Despite that strong language, the practical outcome was hollow. The Court concluded that Perry, the bondholder, could not prove he suffered measurable damages because gold clauses in private contracts had already been invalidated. He would have been forced to surrender any gold coins he received anyway. So the Court found the government’s action unconstitutional but awarded only nominal damages. For critics, this was the worst of both worlds: the Court acknowledged the government had broken its word but offered no real remedy.
The End of Gold Restrictions
The ban on private gold ownership lasted over four decades. On December 31, 1974, President Gerald Ford signed Executive Order 11825, revoking the chain of executive orders that had restricted Americans from buying, holding, or dealing in gold. Congress had paved the way earlier that year through Public Law 93-373, which formally legalized private gold ownership again. Three years later, in 1977, Congress went further by removing the president’s authority to regulate gold transactions altogether, except during a formally declared war.

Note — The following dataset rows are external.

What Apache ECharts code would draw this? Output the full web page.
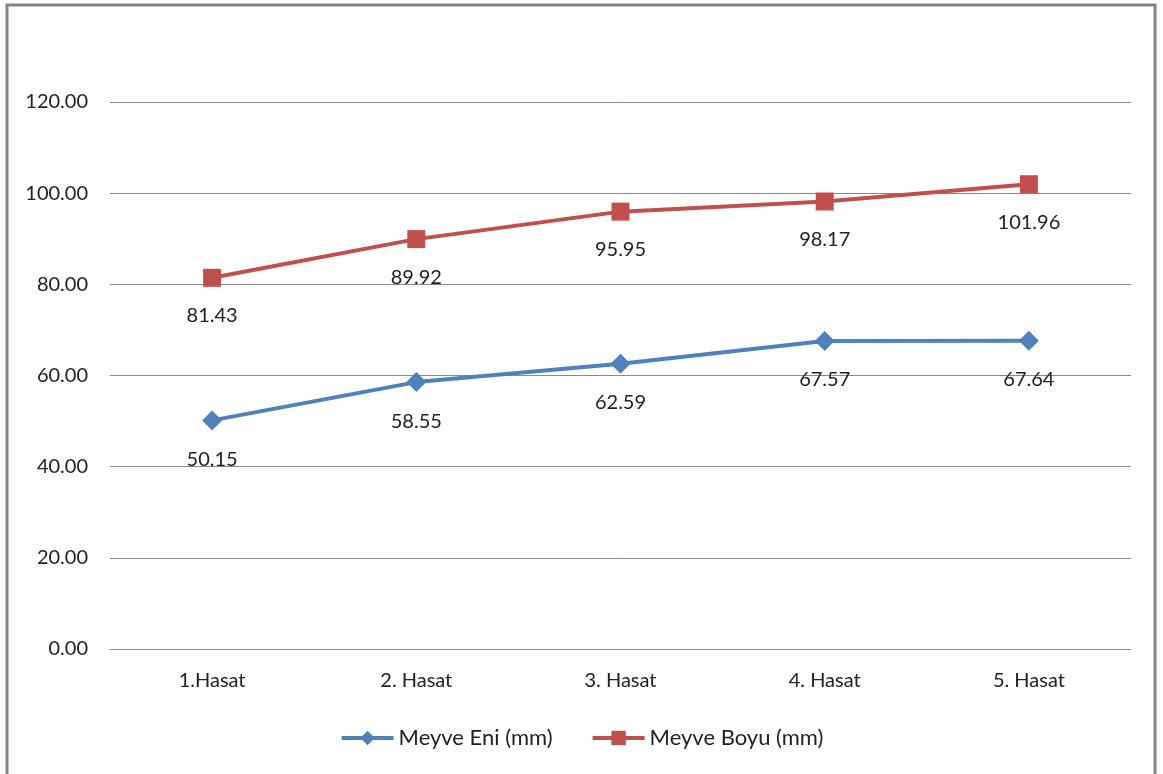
<!DOCTYPE html>
<html><head><meta charset="utf-8">
<script src="https://cdn.jsdelivr.net/npm/echarts@6/dist/echarts.min.js"></script>
<style>html,body{margin:0;padding:0;background:#fff}#c{width:1163px;height:774px}</style>
</head><body><div id="c"></div>
<script>
const categories = ['1.Hasat', '2. Hasat', '3. Hasat', '4. Hasat', '5. Hasat'];
const meyveEni = [50.15, 58.55, 62.59, 67.57, 67.64];
const meyveBoyu = [81.43, 89.92, 95.95, 98.17, 101.96];
const seriesNames = ['Meyve Eni (mm)', 'Meyve Boyu (mm)'];
const FONT = 'Lato, "Open Sans", sans-serif';
const chart = echarts.init(document.getElementById('c'));
const lbl = {show: true, position: 'bottom', distance: 19, fontSize: 20, color: '#222', fontFamily: FONT,
  formatter: p => p.value.toFixed(2)};
chart.setOption({
  animation: false,
  graphic: [{type: 'rect', shape: {x: 7, y: 5, width: 1148, height: 790},
    style: {fill: 'none', stroke: '#868686', lineWidth: 3}, silent: true}],
  grid: {left: 110, right: 32, top: 102, bottom: 125},
  legend: {bottom: 20, left: 'center', itemWidth: 52, itemHeight: 18, itemGap: 38,
    textStyle: {fontSize: 22, color: '#222', fontFamily: FONT},
    lineStyle: {width: 4},
    data: seriesNames},
  xAxis: {type: 'category', data: categories, boundaryGap: true,
    axisLine: {lineStyle: {color: '#888', width: 1}}, axisTick: {show: false},
    axisLabel: {fontSize: 20, color: '#222', fontFamily: FONT, margin: 22}},
  yAxis: {type: 'value', min: 0, max: 120, interval: 20,
    axisLine: {show: false}, axisTick: {show: false},
    splitLine: {lineStyle: {color: '#888', width: 1}},
    axisLabel: {fontSize: 20, color: '#222', fontFamily: FONT, margin: 22, formatter: v => v.toFixed(2)}},
  series: [
    {name: seriesNames[0], type: 'line', data: meyveEni, symbol: 'diamond', symbolSize: 20,
      itemStyle: {color: '#4F81BD'}, lineStyle: {width: 4, color: '#4F81BD'}, label: lbl},
    {name: seriesNames[1], type: 'line', data: meyveBoyu, symbol: 'rect', symbolSize: 18,
      itemStyle: {color: '#C0504D'}, lineStyle: {width: 4, color: '#C0504D'}, label: lbl}
  ]
});
</script></body></html>
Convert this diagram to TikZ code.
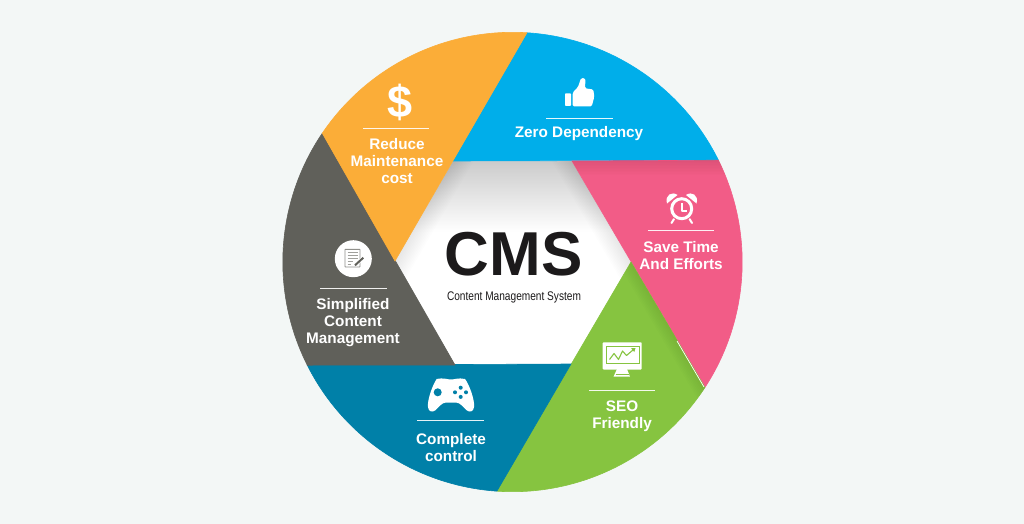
\documentclass[tikz,border=0pt]{standalone}
\usepackage{fontspec}
\setmainfont{Liberation Sans}
\definecolor{pagegrey}{HTML}{F3F7F6}
\definecolor{bladeorange}{HTML}{FBAD38}
\definecolor{bladeblue}{HTML}{00AEEA}
\definecolor{bladepink}{HTML}{F25C87}
\definecolor{bladegreen}{HTML}{86C440}
\definecolor{bladeteal}{HTML}{0080A8}
\definecolor{bladeslate}{HTML}{60605A}
\definecolor{inkblack}{HTML}{1C1A1B}
\definecolor{hubshade}{HTML}{CBCBCB}
\tikzset{
    bladetext/.style={text=white, inner sep=0pt, align=center,
        font=\fontsize{15.3}{17}\selectfont\bfseries},
    rulewhite/.style={draw=white, line width=0.9pt, opacity=0.9},
}
\begin{document}
\begin{tikzpicture}[x=1pt, y=-1pt]

    \useasboundingbox (0, 0) rectangle (1024, 524);
    \fill [pagegrey] (0, 0) rectangle (1024, 524);
    \coordinate (hub) at (512.5, 262);

    % Hexagon
        \fill [white] (453, 161) -- (572, 161) -- (631, 262) -- (571, 364)
            -- (455, 365) -- (395, 261) -- cycle;
        \begin{scope}
            \clip (453, 161) -- (572, 161) -- (631, 262) -- (571, 364)
                -- (455, 365) -- (395, 261) -- cycle;
            \shade [top color=hubshade, bottom color=white] (390, 161) rectangle (635, 232);
            \foreach \w in {3, 6, ..., 36} {
                \draw [black, opacity=0.007, line width=\w] (476, 121) -- (372, 301);
                \draw [black, opacity=0.008, line width=\w] (549, 121) -- (654, 301);
            }
        \end{scope}

    % Blades
        %% blue
        \filldraw [bladeblue, line width=0.6pt] (453, 161) -- ([shift={(-86.4:229.7)}]hub)
            arc [start angle=-86.4, end angle=-26.3, radius=229.7] -- cycle;

        %% pink
        \filldraw [bladepink, line width=0.6pt] (572, 161) -- ([shift={(-26.3:229.7)}]hub)
            arc [start angle=-26.3, end angle=33.1, radius=229.7] -- cycle;

        %% green
        \filldraw [bladegreen, line width=0.6pt] (631, 262) -- ([shift={(33.1:229.7)}]hub)
            arc [start angle=33.1, end angle=93.9, radius=229.7] -- cycle;

        %% teal
        \filldraw [bladeteal, line width=0.6pt] (571, 364) -- ([shift={(93.9:229.7)}]hub)
            arc [start angle=93.9, end angle=153.3, radius=229.7] -- cycle;

        %% slate
        \filldraw [bladeslate, line width=0.6pt] (455, 365) -- ([shift={(153.3:229.7)}]hub)
            arc [start angle=153.3, end angle=214.1, radius=229.7] -- cycle;

        %% orange
        \filldraw [bladeorange, line width=0.6pt] (395, 261) -- ([shift={(214.1:229.7)}]hub)
            arc [start angle=214.1, end angle=273.6, radius=229.7] -- cycle;

    % Blade shadows
        \begin{scope}
            \clip (572, 161) -- ([shift={(-26.3:230)}]hub)
                arc [start angle=-26.3, end angle=33.1, radius=230] -- cycle;
            \foreach \w in {3, 6, ..., 30} {
                \draw [black, opacity=0.008, line width=\w] (560, 160) -- (730, 160);
            }
        \end{scope}
        \begin{scope}
            \clip (631, 262) -- ([shift={(33.1:230)}]hub)
                arc [start angle=33.1, end angle=93.9, radius=230] -- cycle;
            \foreach \w in {3, 6, ..., 24} {
                \draw [black, opacity=0.008, line width=\w] (620, 243) -- (716, 407);
            }
        \end{scope}
        \draw [white, line width=0.7pt] (677, 341) -- (704, 387);

    % Centre text
        \node [inner sep=0pt, text=inkblack, font=\fontsize{62}{62}\selectfont\bfseries]
            (cmstitle) at (513.5, 254) {CMS};
        \node [inner sep=0pt, text=inkblack, font=\fontsize{12.5}{12.5}\selectfont]
            (cmssub) at (514, 297) {\scalebox{0.81}[1]{Content Management System}};

    % Orange: dollar
        \node [inner sep=0pt, text=white, font=\fontsize{45}{45}\selectfont\bfseries]
            (dollaricon) at (400, 102) {\$};
        \draw [rulewhite] (363, 128) -- (429, 128);
        \node [bladetext] (reducetext) at (397, 161) {Reduce\\Maintenance\\cost};

    % Blue: thumb
        \fill [white, rounded corners=0.8pt] (565, 93.3) rectangle (571, 106);
        \fill [white, rounded corners=1.5pt] (572.7, 92.5) -- (578, 87) -- (581, 78)
            -- (585.5, 78.5) -- (585, 88.3) -- (593.3, 89.5) -- (594.3, 96.7)
            -- (591.7, 106.5) -- (572.7, 106.5) -- cycle;
        \draw [rulewhite] (546, 118) -- (613, 118);
        \node [bladetext] (zerotext) at (579, 134) {Zero Dependency};

    % Pink: clock
        \fill [white] (667, 203.5) .. controls (664.5, 195) and (672, 191) .. (677.5, 195) -- cycle;
        \fill [white] (696.5, 203.5) .. controls (699, 195) and (691.5, 191) .. (686, 195) -- cycle;
        \draw [white, line width=2pt, line cap=round] (674, 219) -- (671.5, 223)
            (689.5, 219) -- (692, 223);
        \fill [bladepink] (681.7, 208.7) circle [radius=12.5];
        \draw [white, line width=3pt] (681.7, 208.7) circle [radius=10];
        \draw [white, line width=1.6pt, line join=round] (681.7, 203) -- (681.7, 210.7) -- (687.3, 210.7);
        \draw [rulewhite] (648, 230) -- (714, 230);
        \node [bladetext] (savetext) at (681, 255.5) {Save Time\\And Efforts};

    % Green: monitor
        \fill [white, rounded corners=0.8pt] (602.7, 342.3) rectangle (641.7, 369.5);
        \draw [bladegreen, line width=0.9pt] (606, 346) rectangle (639, 363.3);
        \draw [bladegreen, line width=1.1pt, line join=round] (609.5, 359.5) -- (614, 353.5)
            -- (618.5, 359.5) -- (622.5, 351) -- (626.5, 355.5) -- (633.5, 349.5);
        \fill [bladegreen] (635.5, 348) -- (631, 348.3) -- (634.3, 352) -- cycle;
        \fill [white] (617, 369) -- (627, 369) -- (630, 376.7) -- (613.5, 376.7) -- cycle;
        \draw [bladegreen, line width=0.5pt] (615.5, 374.2) -- (628.5, 374.2);
        \draw [rulewhite] (589, 390) -- (655, 390);
        \node [bladetext] (seotext) at (622, 416.5) {SEO\\Friendly};

    % Teal: gamepad
        \fill [white] (436.7, 379) .. controls (444, 377.5) and (447, 379.5) .. (451, 379.5)
            .. controls (455, 379.5) and (458, 377.5) .. (465, 379)
            .. controls (469, 384) and (475, 400) .. (474, 407)
            .. controls (473.5, 412) and (469.5, 412.5) .. (467, 410.5)
            .. controls (463, 407) and (460, 402.7) .. (456.7, 402.7)
            -- (445.3, 402.7)
            .. controls (442, 402.7) and (439, 407) .. (435, 410.5)
            .. controls (432.5, 412.5) and (428.5, 412) .. (428, 407)
            .. controls (427, 400) and (433, 384) .. (436.7, 379) -- cycle;
        \fill [bladeteal] (437.7, 392.3) circle [radius=4];
        \fill [bladeteal] (460.7, 387.7) circle [radius=2];
        \fill [bladeteal] (455, 392.3) circle [radius=2];
        \fill [bladeteal] (466, 392.3) circle [radius=2];
        \fill [bladeteal] (460.7, 396.9) circle [radius=2];
        \draw [rulewhite] (417, 420) -- (484, 420);
        \node [bladetext] (completetext) at (451, 447.5) {Complete\\control};

    % Slate: notes
        \fill [white] (353.3, 258.7) circle [radius=18.5];
        \draw [bladeslate!70, line width=0.9pt, fill=white, rounded corners=0.5pt] (345, 249.3) rectangle (360, 267);
        \draw [bladeslate!60, line width=1pt] (347.5, 252.5) -- (357.5, 252.5)
            (347.5, 255.5) -- (357.5, 255.5) (347.5, 258.5) -- (357.5, 258.5)
            (347.5, 261.5) -- (353, 261.5) (347.5, 264.5) -- (351, 264.5);
        \draw [white, line width=3.4pt] (355, 265.3) -- (363.3, 257.7);
        \draw [bladeslate, line width=2pt] (355, 265.3) -- (363.3, 257.7);
        \draw [rulewhite] (320, 288) -- (387, 288);
        \node [bladetext] (simplifiedtext) at (353, 323) {Simplified\\Content\\Management};

\end{tikzpicture}
\end{document}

Ford’s executive order specified that the revocation did not erase any penalties, liabilities, or legal proceedings that had already been completed or started under the old restrictions. Everything that had happened under the gold ban stayed final. For the Americans who had surrendered their gold in 1933 at $20.67 an ounce, there was no retroactive compensation. By 1974, the official gold price had already been raised to $42.22 per ounce, and the free market price was climbing far higher. The gap between what citizens received and what their gold eventually became worth only widened with time.